Die Interessenten begutachten derweil Parkett und Fliesen in mehreren Varianten, aus denen sie wählen können. Auch die Wohnungen haben verschiedene Zuschnitte. Es gibt Bäder mit Fenstern, ebenso Küchen, in denen man beim Kochen nach draußen schauen kann und auch Küchen, die in den Wohnraum integriert sind. Nur beim Altersdurchschnitt der Bewohner ist eine Wahlmöglichkeit nicht vorgesehen. Mindestens 60 Jahre alt müssen die Bewerber sein.

Karsten Fischer wäre eine Durchmischung lieber gewesen, aber die Gemeinde sehe einen großen Bedarf für Seniorenwohnungen. Dabei hätten jüngste Forschungen längst ergeben, dass die 80-Jährigen von heute so fit sind wie die 60-Jährigen ihrer Elterngeneration, erfuhr Fischer jüngst auf einer Tagung in Bad Saarow. Auch eine Analyse von Befragungen, die das Deutsche Zentrum für Altersfragen veröffentlichte, habe ergeben, dass sich die Bedürfnisse von alten und jungen Menschen beim Wohnen gleichen.

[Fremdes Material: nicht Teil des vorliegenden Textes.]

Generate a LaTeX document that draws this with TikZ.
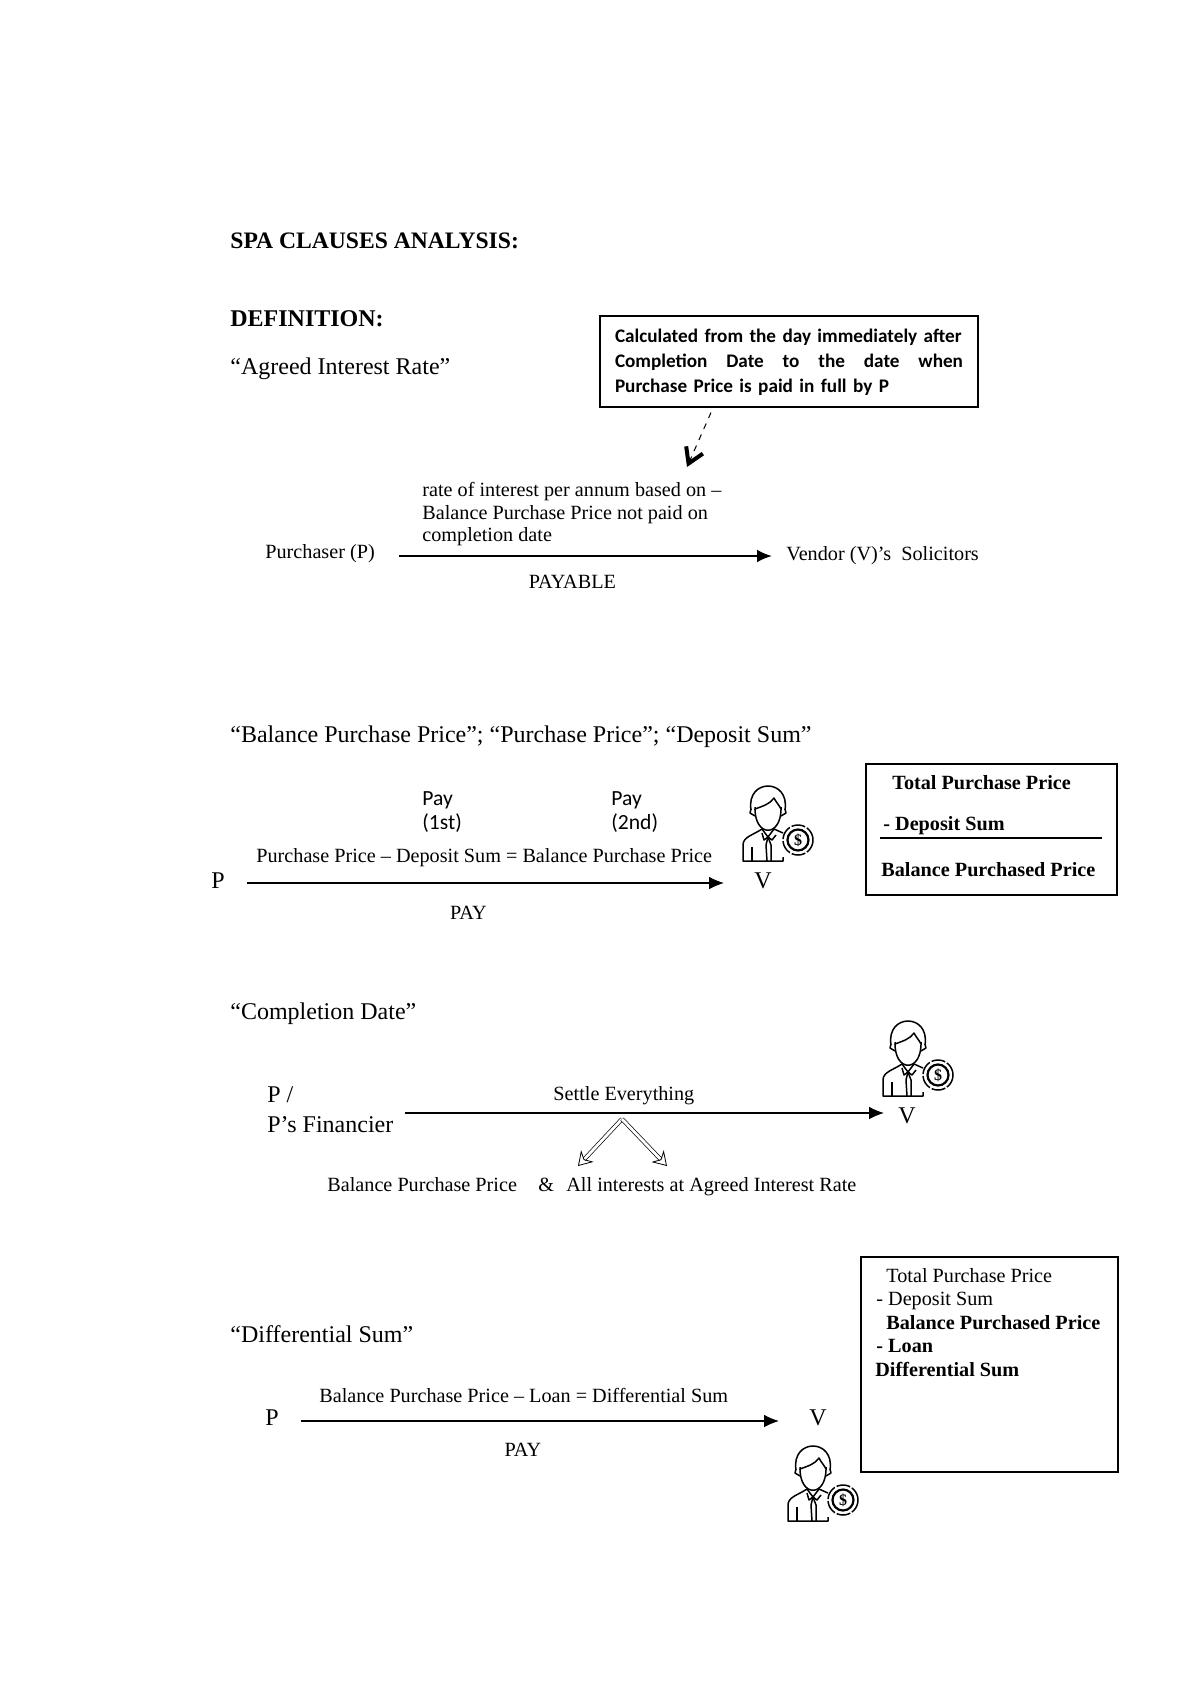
\documentclass[tikz,border=0pt]{standalone}
\usepackage{fontspec}
\setmainfont{Liberation Serif}
\newfontfamily\boxfont{Carlito}
\usetikzlibrary{positioning,arrows.meta}
\tikzset{
  vendor/.pic={
    % head, hair, shoulders
    \draw[icon] (8,25) .. controls (3,-7) and (47,-7) .. (42,25);
    \draw[icon] (12,24) .. controls (20,21) and (27,19) .. (31,13) .. controls (33,17) and (36,20) .. (38,24);
    \draw[icon] (12,22) .. controls (11,53) and (39,53) .. (38,22);
    \draw[icon] (8,24) -- (7,28) -- (12,31);
    \draw[icon] (42,24) -- (43,28) -- (38,31);
    \draw[icon] (40,72) -- (40,76) -- (0,76) -- (0,60) .. controls (0,52) and (10,50) .. (19,44);
    \draw[icon] (31,44) -- (40,48);
    \draw[icon] (19,44) -- (25,52) -- (31,44);
    \draw[icon] (19,48) -- (21,55) -- (25,52) -- (29,55) -- (33,50);
    \draw[icon] (25,52) -- (23,60) -- (24,76);
    \draw[icon] (25,52) -- (28,60) -- (28,76);
    \draw[icon] (9,62) -- (9,76);
    % coin
    \draw[icon, dash pattern=on 7pt off 1pt, fill=white] (55,55) circle (15);
    \draw[icon, fill=white, line width=1.1pt] (55,55) circle (10.5);
    \node[inner sep=0pt, font=\bfseries\footnotesize] (-coin) at (55,55) {\$};
  },
  icon/.style={line width=.75pt, line join=round}
}
\begin{document}
\begin{tikzpicture}[
  x=0.5pt, y=-0.5pt,
  node distance=2mm,
  head/.style={inner sep=0pt, anchor=west, font=\fontsize{12}{14}\selectfont},
  lab/.style={inner sep=0pt, font=\fontsize{10.1}{11}\selectfont},
  bold lab/.style={lab, anchor=west, font=\bfseries\fontsize{10.1}{11}\selectfont},
  big/.style={inner sep=0pt, anchor=west, font=\fontsize{12}{14}\selectfont},
  pay/.style={inner sep=0pt, align=left, anchor=north west, font=\boxfont\fontsize{10.8}{12}\selectfont},
  frame/.style={draw, line width=.55pt},
  arr/.style={-{Latex[length=2.6mm,width=2.2mm]}, line width=1pt},
  thin arr/.style={-{Latex[length=2.6mm,width=2.2mm]}, line width=.55pt},
  open arr/.style={double, double distance=1.4pt, line width=.35pt,
                   -{Stealth[open,length=2.4mm,width=3mm,line width=.4pt]}}
]
  \useasboundingbox (0,0) rectangle (1200,1698);

  \node[head, font=\bfseries\fontsize{11.8}{14}\selectfont] (title) at (230,241) {SPA CLAUSES ANALYSIS:};
  \node[head, font=\bfseries\fontsize{12}{14}\selectfont] (defn) at (230,319) {DEFINITION:};
  \node[head] (agreed) at (230,369) {“Agreed Interest Rate”};

  % agreed interest rate
  \node[frame, minimum width=189pt, minimum height=45.5pt, inner sep=0pt] (calc) at (789,361.5) {};
  \node[inner sep=0pt, text width=174pt, align=left, font=\boxfont\bfseries\fontsize{9.6}{12.4}\selectfont] (calctxt) at (789,362)
    {\makebox[174pt][s]{Calculated from the day immediately after}\\
     \makebox[174pt][s]{Completion\hfill Date\hfill to\hfill the\hfill date\hfill when}\\
     Purchase Price is paid in full by P};
  \node[lab, anchor=north west, align=left, font=\fontsize{10.1}{11.3}\selectfont] (rate) at (422,482)
    {rate of interest per annum based on –\\Balance Purchase Price not paid on\\completion date};
  \coordinate (ratetop) at (687,467);
  \draw[line width=.5pt, dashed, -{Straight Barb[length=2.6mm,width=3.2mm,line width=2pt]}]
    (calc.south -| 711,0) ++(0,5) -- (ratetop);
  \node[lab, anchor=west] (pur) at (265,554) {Purchaser (P)};
  \node[lab, anchor=west] (ven) at (786,556) {Vendor (V)’s\ \ Solicitors};
  \draw[arr, shorten <=12pt, shorten >=7pt] (pur.east |- 0,556) -- (ven.west |- 0,556)
    node[lab, pos=.48, below=9pt] (payable) {PAYABLE};

  % balance purchase price
  \node[head] (bal) at (230,737) {“Balance Purchase Price”; “Purchase Price”; “Deposit Sum”};
  \node[pay] (first) at (422,791) {Pay\\(1st)};
  \node[pay] (second) at (611,791) {Pay\\(2nd)};
  \node[lab, anchor=west] (formula) at (256,858) {Purchase Price – Deposit Sum = Balance Purchase Price};
  \node[big] (p1) at (211,881) {P};
  \node[big, anchor=center] (v1) at (763,881) {V};
  \draw[thin arr, shorten <=11pt, shorten >=15pt] (p1.east |- 0,883) -- (v1.west |- 0,883)
    node[lab, pos=.46, below=11.5pt] (pay1) {PAY};
  \pic (icon1) at (743,785) {vendor};
  \node[frame, minimum width=125.5pt, minimum height=65.5pt, inner sep=0pt] (sum1) at (991.5,829.5) {};
  \node[bold lab] (tot1) at (892,783) {Total Purchase Price};
  \node[bold lab] (dep1) at (883,826) {- Deposit Sum};
  \node[bold lab] (bpp1) at (881,870) {Balance Purchased Price};
  \coordinate (rule1) at (880,838);
  \coordinate (rule2) at (1102,838);
  \draw[line width=1.1pt] (rule1) -- (rule2);

  % completion date
  \node[head] (comp) at (230,1014) {“Completion Date”};
  \node[big, anchor=north west, align=left, font=\fontsize{12}{15}\selectfont] (p2) at (267,1086) {P /\\P’s Financier};
  \node[big, anchor=center] (v2) at (907,1116) {V};
  \coordinate (start2) at (405,1113);
  \draw[thin arr, shorten >=7pt] (start2) -- (v2.west |- start2)
    node[lab, pos=.444, above=3.8pt] (settle) {Settle Everything};
  \pic (icon2) at (883,1020) {vendor};
  \coordinate (apex) at (622,1119);
  \coordinate (left) at (578,1166);
  \coordinate (right) at (667,1166);
  \draw[open arr] (apex) -- (left);
  \draw[open arr] (apex) -- (right);
  \node[lab, anchor=west] (bal2) at (327,1185) {Balance Purchase Price};
  \node[lab, anchor=west] (amp) at (538,1185) {\&};
  \node[lab, anchor=west] (ints) at (566,1187) {All interests at Agreed Interest Rate};

  % differential sum
  \node[head] (diff) at (230,1334) {“Differential Sum”};
  \node[lab, anchor=west] (formula2) at (319,1395) {Balance Purchase Price – Loan = Differential Sum};
  \node[big] (p3) at (265,1418) {P};
  \node[big, anchor=center] (v3) at (818,1418) {V};
  \draw[thin arr, shorten <=11pt, shorten >=15pt] (p3.east |- 0,1421) -- (v3.west |- 0,1421)
    node[lab, pos=.46, below=11pt] (pay2) {PAY};
  \pic (icon3) at (788,1445) {vendor};
  \node[frame, minimum width=128.5pt, minimum height=107.5pt, inner sep=0pt] (sum2) at (989.5,1364.5) {};
  \node[lab, anchor=west] (tot2) at (886,1276) {Total Purchase Price};
  \node[lab, anchor=west] (dep2) at (876,1301) {- Deposit Sum};
  \node[bold lab] (bpp2) at (886,1323) {Balance Purchased Price};
  \node[bold lab] (loan) at (876,1346) {- Loan};
  \node[bold lab] (dsum) at (875,1369) {Differential Sum};
\end{tikzpicture}
\end{document}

Für die Gewog ist es derzeit nicht das einzige barrierefreie Bauprojekt: In Bergholz-Rehbrücke wurde vor wenigen Tagen mit dem Bau zweier barrierefreier Mehrgeschosser mit knapp 60 Wohnungen begonnen. Altersbeschränkungen sind dort nicht geplant. Ebenso viele Wohnungen könnten an einem Bauplatz entstehen, den die Gewog ebenfalls in Bergholz-Rehbrücke schon anvisiert hat. Die Gemeinde Nuthetal ist neben Kleinmachnow der zweite Gesellschafter des Unternehmens.